Recklessness and Conscious Misbehavior
The court then turned to the issue of whether the plaintiffs had adequately demonstrated strong circumstantial evidence of recklessness or conscious misbehavior by the defendants. The court highlighted that the plaintiffs had alleged that the individual defendants had access to material adverse non-public information and were involved in the dissemination of misleading statements. The court found that the defendants' alleged knowledge of the risks associated with the Transamerica contract, along with their failure to disclose critical liabilities, indicated a level of recklessness that met the pleading standards for scienter. This analysis was crucial in allowing the case to proceed, as the court determined that the plaintiffs had sufficiently alleged facts that could support an inference of the defendants' reckless conduct.

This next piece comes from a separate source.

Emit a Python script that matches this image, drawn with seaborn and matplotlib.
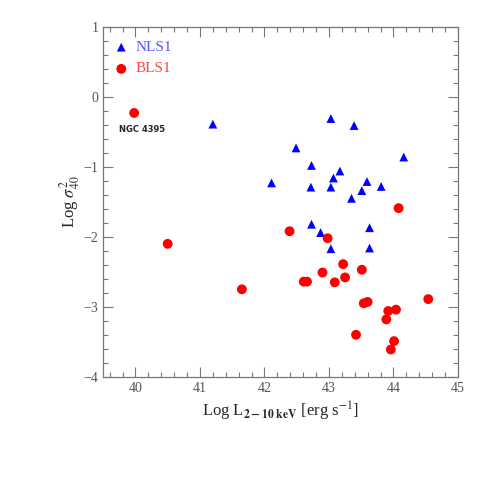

Control Person Liability under Section 20(a)
The court also addressed the issue of control person liability under Section 20(a) of the Exchange Act, which requires a plaintiff to show a primary violation by a controlled person and that the controlling person was a culpable participant in the violation. The court noted that since the plaintiffs had adequately pled a Section 10(b) claim, this sufficed to establish the first element of a Section 20(a) claim. The court found that XL Capital's ownership stake in ANR, combined with the roles of Esposito and O'Hara as directors, provided a basis to infer control over ANR. The court concluded that the allegations suggested that the defendants had sufficient influence and participation in the management of ANR, thereby fulfilling the requirements for control person liability under Section 20(a).